WORK INSTRUCTIONS: Copy the material that follows word for word and omit its pictures.

BEGIN

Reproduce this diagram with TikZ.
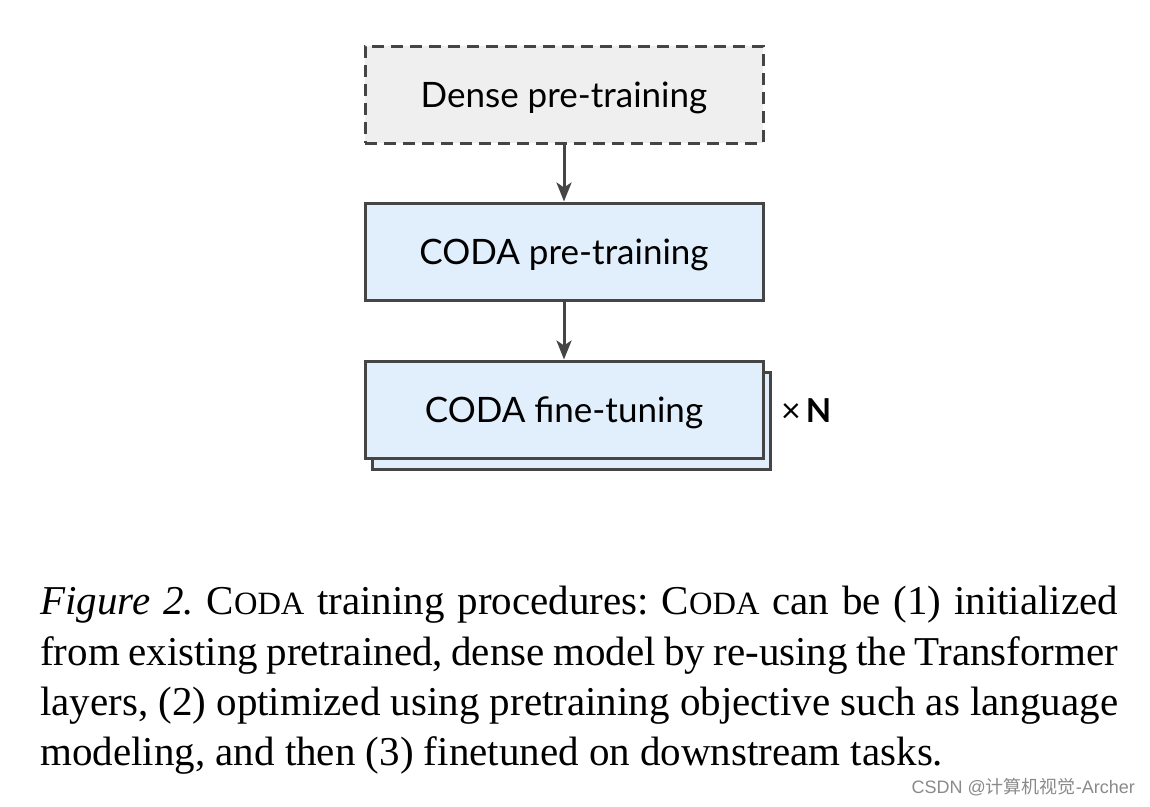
\documentclass[tikz,border=0pt]{standalone}
\usepackage{fontspec}
\setmainfont{Liberation Serif}
\newfontfamily\boxfont{Lato}
\newfontfamily\cjk{Noto Sans CJK SC}
\newfontfamily\wmfont{Liberation Sans}
\usetikzlibrary{arrows.meta}
\definecolor{edge}{HTML}{454545}
\definecolor{densefill}{HTML}{EFEFEF}
\definecolor{codafill}{HTML}{E1EEFB}
\definecolor{wmgray}{HTML}{8A8A8A}
\tikzset{
  stagebox/.style={draw=edge, line width=3pt, minimum width=398pt, minimum height=97pt,
    inner sep=0pt, text height=25pt, text depth=0pt, font=\boxfont\fontsize{35}{38}\selectfont, text=black},
  flow/.style={draw=edge, line width=3pt, -{Stealth[length=19pt,width=15pt,inset=5pt]}},
  capline/.style={anchor=base west, inner sep=0pt, font=\fontsize{41}{50}\selectfont}
}
\newcommand{\codasc}{C{\fontsize{32.5}{32.5}\selectfont ODA}}
\begin{document}
\frenchspacing
\begin{tikzpicture}[x=1pt,y=-1pt]
\useasboundingbox (0,0) rectangle (1150,806);
\node[stagebox, fill=densefill, dash pattern=on 12pt off 7pt] (dense) at (564,94.5) {Dense pre-training};
\node[stagebox, fill=codafill] (pre) at (564,251.5) {CODA pre-training};
\node[stagebox, fill=codafill] (ftback) at (571,421) {};
\node[stagebox, fill=codafill] (ft) at (564,409.5) {CODA fine-tuning};
\node[anchor=base west, inner sep=0pt, font=\boxfont] (times) at (781,422) {\fontsize{34}{36}\selectfont ×\hspace{5pt}{\fontsize{33}{36}\selectfont\bfseries N}};
\draw[flow] (dense.south) -- (pre.north);
\draw[flow] (pre.south) -- (ft.north);
\node[capline] (c1) at (40,614) {\hbox to 1078pt{\textit{Figure 2.} \codasc\ training procedures: \codasc\ can be (1) initialized}};
\node[capline] (c2) at (40,665) {\hbox to 1078pt{from existing pretrained, dense model by re-using the Transformer}};
\node[capline] (c3) at (40,715) {\hbox to 1078pt{layers, (2) optimized using pretraining objective such as language}};
\node[capline] (c4) at (40,765) {modeling, and then (3) finetuned on downstream tasks.};
\node[anchor=base east, inner sep=0pt, text=wmgray, font=\wmfont\fontsize{18}{20}\selectfont] (wm) at (1135,793) {CSDN @{\cjk 计算机视觉}-Archer};
\end{tikzpicture}
\end{document}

END

EXERCISE ANSWER:
Reproduce this diagram with TikZ.
\documentclass[tikz,border=0pt]{standalone}
\usepackage{fontspec}
\setmainfont{Liberation Serif}
\newfontfamily\boxfont{Lato}
\newfontfamily\cjk{Noto Sans CJK SC}
\newfontfamily\wmfont{Liberation Sans}
\usetikzlibrary{arrows.meta}
\definecolor{edge}{HTML}{454545}
\definecolor{densefill}{HTML}{EFEFEF}
\definecolor{codafill}{HTML}{E1EEFB}
\definecolor{wmgray}{HTML}{8A8A8A}
\tikzset{
  stagebox/.style={draw=edge, line width=3pt, minimum width=398pt, minimum height=97pt,
    inner sep=0pt, text height=25pt, text depth=0pt, font=\boxfont\fontsize{35}{38}\selectfont, text=black},
  flow/.style={draw=edge, line width=3pt, -{Stealth[length=19pt,width=15pt,inset=5pt]}},
  capline/.style={anchor=base west, inner sep=0pt, font=\fontsize{41}{50}\selectfont}
}
\newcommand{\codasc}{C{\fontsize{32.5}{32.5}\selectfont ODA}}
\begin{document}
\frenchspacing
\begin{tikzpicture}[x=1pt,y=-1pt]
\useasboundingbox (0,0) rectangle (1150,806);
\node[stagebox, fill=densefill, dash pattern=on 12pt off 7pt] (dense) at (564,94.5) {Dense pre-training};
\node[stagebox, fill=codafill] (pre) at (564,251.5) {CODA pre-training};
\node[stagebox, fill=codafill] (ftback) at (571,421) {};
\node[stagebox, fill=codafill] (ft) at (564,409.5) {CODA fine-tuning};
\node[anchor=base west, inner sep=0pt, font=\boxfont] (times) at (781,422) {\fontsize{34}{36}\selectfont ×\hspace{5pt}{\fontsize{33}{36}\selectfont\bfseries N}};
\draw[flow] (dense.south) -- (pre.north);
\draw[flow] (pre.south) -- (ft.north);
\node[capline] (c1) at (40,614) {\hbox to 1078pt{\textit{Figure 2.} \codasc\ training procedures: \codasc\ can be (1) initialized}};
\node[capline] (c2) at (40,665) {\hbox to 1078pt{from existing pretrained, dense model by re-using the Transformer}};
\node[capline] (c3) at (40,715) {\hbox to 1078pt{layers, (2) optimized using pretraining objective such as language}};
\node[capline] (c4) at (40,765) {modeling, and then (3) finetuned on downstream tasks.};
\node[anchor=base east, inner sep=0pt, text=wmgray, font=\wmfont\fontsize{18}{20}\selectfont] (wm) at (1135,793) {CSDN @{\cjk 计算机视觉}-Archer};
\end{tikzpicture}
\end{document}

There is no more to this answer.